■ The exercise ■
Retype the lines from the first one in the records down to the line containing "import * as", counting both, and leave out any pictures.

.....

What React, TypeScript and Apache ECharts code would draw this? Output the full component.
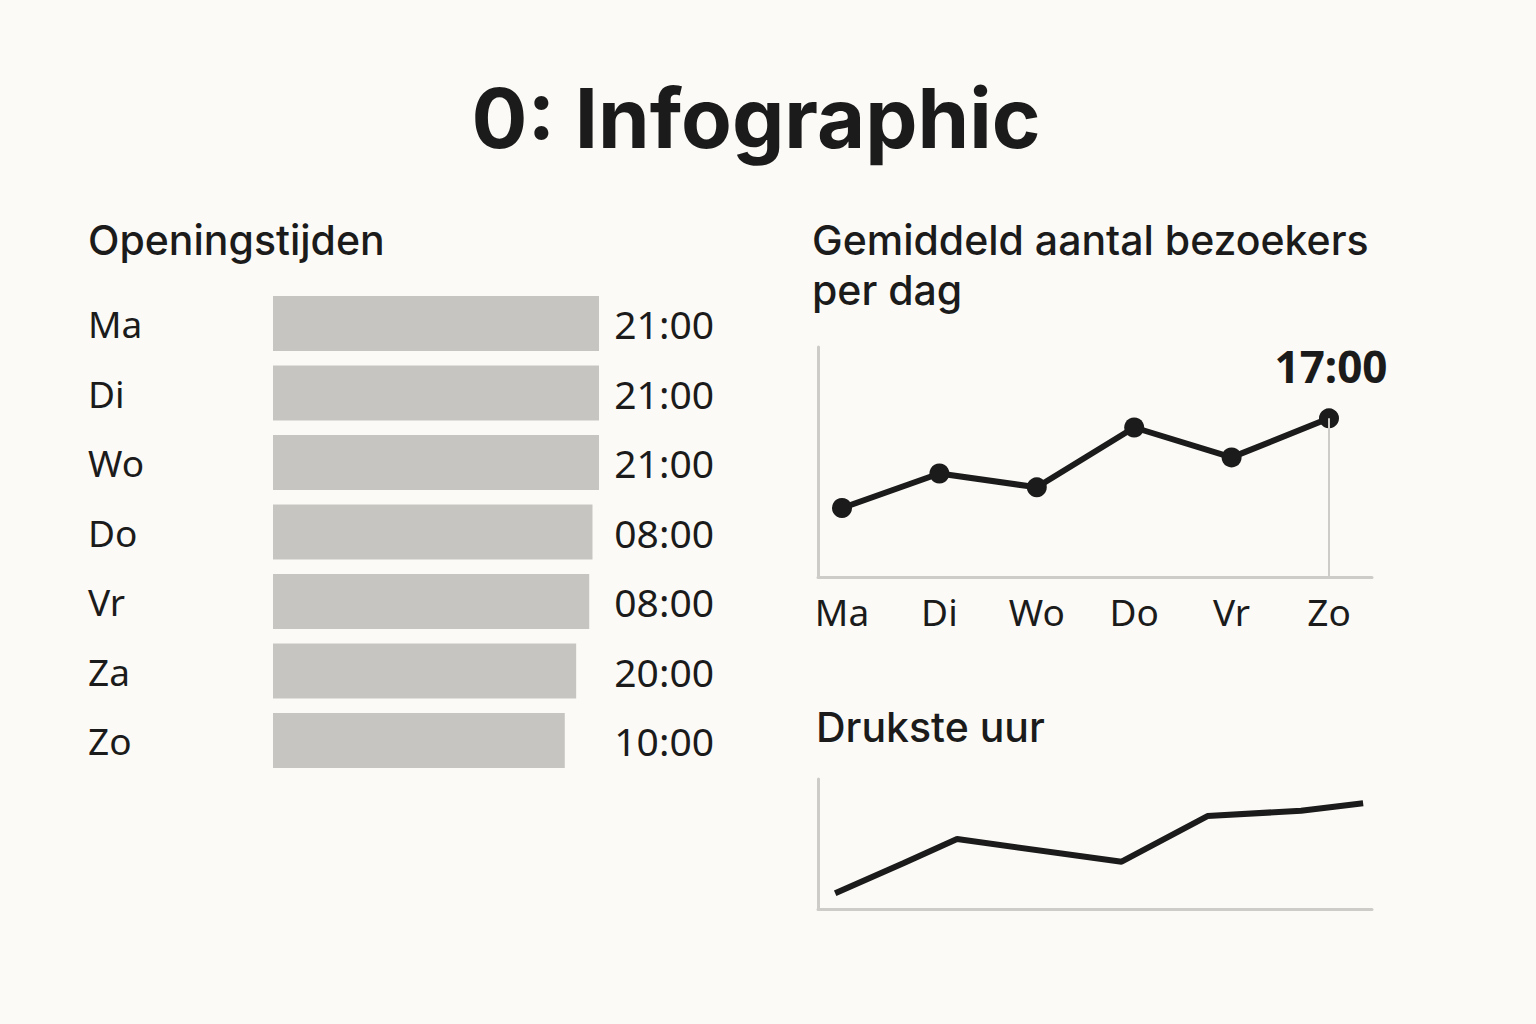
import React, { useEffect, useRef } from "react";
import * as echarts from "echarts";

// Openingstijden
const hoursDays = ["Ma", "Di", "Wo", "Do", "Vr", "Za", "Zo"];
const hoursBarValues = [100, 100, 100, 98, 97, 93, 89.5];
const hoursLabels = ["21:00", "21:00", "21:00", "08:00", "08:00", "20:00", "10:00"];

// Gemiddeld aantal bezoekers per dag
const visitDays = ["Ma", "Di", "Wo", "Do", "Vr", "Zo"];
const visitValues = [150, 225, 195, 325, 260, 345];
const peakLabel = "17:00";

// Drukste uur
const busyX = [3.1, 15.4, 25.1, 54.8, 70.3, 87.2, 98.4];
const busyY = [12.1, 35.2, 53.8, 36.4, 71.5, 75.6, 81.3];

const INK = "#1b1b1b";
const AXIS = "#cdccc8";
const BAR = "#c6c5c2";
const BG = "#fcfaf6";
const LABEL_FONT = "'Noto Sans', sans-serif";
const HEAD_FONT = "Inter, 'Noto Sans', sans-serif";

export default function App() {
  const ref = useRef<HTMLDivElement>(null);
  useEffect(() => {
    if (!ref.current) return;
    const chart = echarts.init(ref.current, undefined, { renderer: "svg" });
    const hiddenAxis = {
      axisLine: { show: false },
      axisTick: { show: false },
      axisLabel: { show: false },
      splitLine: { show: false },
    };
    const lineAxis = {
      axisLine: { show: true, lineStyle: { color: AXIS, width: 3 } },
      axisTick: { show: false },
      axisLabel: { show: false },
      splitLine: { show: false },
    };
    chart.setOption({
      animation: false,
      backgroundColor: BG,
      grid: [
        { left: 273, top: 288.75, width: 326, height: 486.5 },
        { left: 842, top: 347, width: 487, height: 230 },
        { left: 818, top: 779, width: 554, height: 130 },
        { left: 818, top: 347, width: 554, height: 230 },
      ],
      xAxis: [
        { gridIndex: 0, type: "value", min: 0, max: 100, ...hiddenAxis },
        {
          gridIndex: 1,
          type: "category",
          data: visitDays,
          boundaryGap: false,
          axisLine: { show: false },
          axisTick: { show: false },
          splitLine: { show: false },
          axisLabel: {
            color: INK,
            fontSize: 37,
            fontFamily: LABEL_FONT,
            margin: 16,
            formatter: (v: string) => v,
          },
        },
        { gridIndex: 2, type: "value", min: 0, max: 100, ...lineAxis },
        { gridIndex: 3, type: "value", min: 0, max: 100, ...lineAxis },
      ],
      yAxis: [
        {
          gridIndex: 0,
          type: "category",
          data: hoursDays,
          inverse: true,
          axisLine: { show: false },
          axisTick: { show: false },
          splitLine: { show: false },
          axisLabel: { color: INK, fontSize: 37, fontFamily: LABEL_FONT, align: "left", margin: 185 },
        },
        {
          gridIndex: 0,
          type: "category",
          data: hoursDays,
          inverse: true,
          position: "right",
          axisLine: { show: false },
          axisTick: { show: false },
          splitLine: { show: false },
          axisLabel: {
            color: INK,
            fontSize: 39,
            fontFamily: LABEL_FONT,
            align: "right",
            margin: 115,
            formatter: (_v: string, i: number) => hoursLabels[i],
          },
        },
        { gridIndex: 1, type: "value", min: 0, max: 500, ...hiddenAxis },
        { gridIndex: 2, type: "value", min: 0, max: 100, ...lineAxis },
        { gridIndex: 3, type: "value", min: 0, max: 100, ...lineAxis },
      ],
      series: [
        {
          type: "bar",
          xAxisIndex: 0,
          yAxisIndex: 0,
          data: hoursBarValues,
          barWidth: 55,
          itemStyle: { color: BAR },
          silent: true,
        },
        {
          type: "line",
          xAxisIndex: 1,
          yAxisIndex: 2,
          data: visitValues.map((v, i) =>
            i === visitValues.length - 1
              ? {
                  value: v,
                  label: {
                    show: true,
                    position: "top",
                    distance: 20,
                    offset: [2, 0],
                    formatter: peakLabel,
                    fontSize: 44,
                    fontWeight: "bold",
                    fontFamily: LABEL_FONT,
                    color: INK,
                  },
                }
              : v
          ),
          symbol: "circle",
          symbolSize: 20,
          lineStyle: { color: INK, width: 6 },
          itemStyle: { color: INK },
          z: 3,
          markLine: {
            silent: true,
            symbol: "none",
            label: { show: false },
            lineStyle: { color: AXIS, width: 2, type: "solid" },
            data: [
              [
                { coord: [visitDays.length - 1, visitValues[visitValues.length - 1]] },
                { coord: [visitDays.length - 1, 0] },
              ],
            ],
          },
        },
        {
          type: "line",
          xAxisIndex: 2,
          yAxisIndex: 3,
          data: busyX.map((x, i) => [x, busyY[i]]),
          showSymbol: false,
          symbol: "none",
          lineStyle: { color: INK, width: 6 },
        },
      ],
      graphic: [
        {
          type: "text",
          x: 756,
          y: 118,
          style: {
            text: "0: Infographic",
            font: `bold 83px ${HEAD_FONT}`,
            fill: INK,
            textAlign: "center",
            textVerticalAlign: "middle",
          },
        },
        {
          type: "text",
          x: 88,
          y: 240,
          style: {
            text: "Openingstijden",
            font: `500 41px ${HEAD_FONT}`,
            fill: INK,
            textAlign: "left",
            textVerticalAlign: "middle",
          },
        },
        {
          type: "text",
          x: 812,
          y: 240,
          style: {
            text: "Gemiddeld aantal bezoekers",
            font: `500 41px ${HEAD_FONT}`,
            fill: INK,
            textAlign: "left",
            textVerticalAlign: "middle",
          },
        },
        {
          type: "text",
          x: 812,
          y: 290,
          style: {
            text: "per dag",
            font: `500 41px ${HEAD_FONT}`,
            fill: INK,
            textAlign: "left",
            textVerticalAlign: "middle",
          },
        },
        {
          type: "text",
          x: 816,
          y: 727,
          style: {
            text: "Drukste uur",
            font: `500 41px ${HEAD_FONT}`,
            fill: INK,
            textAlign: "left",
            textVerticalAlign: "middle",
          },
        },
      ],
    });
    return () => chart.dispose();
  }, []);
  return (
    <div
      ref={ref}
      style={{ position: "fixed", left: 0, top: 0, width: 1536, height: 1024 }}
    />
  );
}
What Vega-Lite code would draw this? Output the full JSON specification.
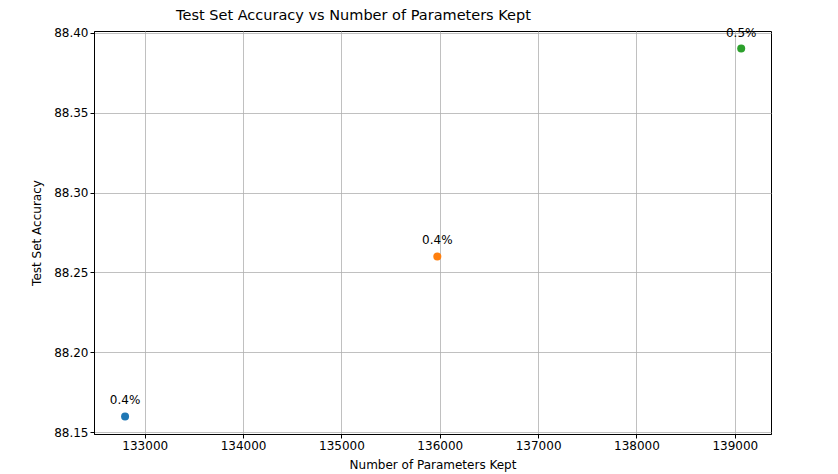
{
  "$schema": "https://vega.github.io/schema/vega-lite/v6.json",
  "width": 677,
  "height": 403,
  "autosize": {"type": "none"},
  "padding": {"left": 94, "top": 31, "right": 67, "bottom": 40},
  "background": "white",
  "config": {
    "font": "DejaVu Sans",
    "view": {"stroke": "black", "strokeWidth": 1},
    "axis": {
      "labelFont": "DejaVu Sans",
      "labelFontSize": 12,
      "labelColor": "black",
      "titleFont": "DejaVu Sans",
      "titleFontSize": 12,
      "titleFontWeight": "normal",
      "titleColor": "black",
      "tickColor": "black",
      "tickSize": 4,
      "domainColor": "black",
      "gridColor": "#b0b0b0",
      "gridWidth": 0.8
    }
  },
  "title": {
    "text": "Test Set Accuracy vs Number of Parameters Kept",
    "font": "DejaVu Sans",
    "fontSize": 14.5,
    "fontWeight": "normal",
    "color": "black",
    "anchor": "middle",
    "dx": -79,
    "offset": 3
  },
  "data": {
    "values": [
      {"params": 132800, "accuracy": 88.16, "label": "0.4%", "run": "a"},
      {"params": 135975, "accuracy": 88.26, "label": "0.4%", "run": "b"},
      {"params": 139065, "accuracy": 88.39, "label": "0.5%", "run": "c"}
    ]
  },
  "encoding": {
    "x": {
      "field": "params",
      "type": "quantitative",
      "title": "Number of Parameters Kept",
      "scale": {"domain": [132484, 139368], "nice": false, "zero": false},
      "axis": {"values": [133000, 134000, 135000, 136000, 137000, 138000, 139000], "format": "d", "titlePadding": 8}
    },
    "y": {
      "field": "accuracy",
      "type": "quantitative",
      "title": "Test Set Accuracy",
      "scale": {"domain": [88.149, 88.401], "nice": false, "zero": false},
      "axis": {"values": [88.15, 88.2, 88.25, 88.3, 88.35, 88.4], "format": ".2f", "titlePadding": 10}
    }
  },
  "layer": [
    {
      "mark": {"type": "point", "filled": true, "opacity": 1, "size": 64},
      "encoding": {
        "color": {
          "field": "run",
          "type": "nominal",
          "scale": {"domain": ["a", "b", "c"], "range": ["#1f77b4", "#ff7f0e", "#2ca02c"]},
          "legend": null
        }
      }
    },
    {
      "mark": {"type": "text", "dy": -16, "fontSize": 12, "color": "black", "font": "DejaVu Sans"},
      "encoding": {"text": {"field": "label"}}
    }
  ]
}
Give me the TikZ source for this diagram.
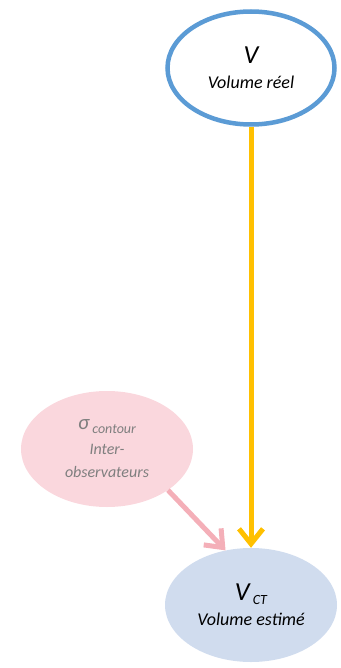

.....

■ Final result ■
What React, TypeScript and Apache ECharts code would draw this? Output the full component.
import React, { useEffect, useRef } from "react";
import * as echarts from "echarts";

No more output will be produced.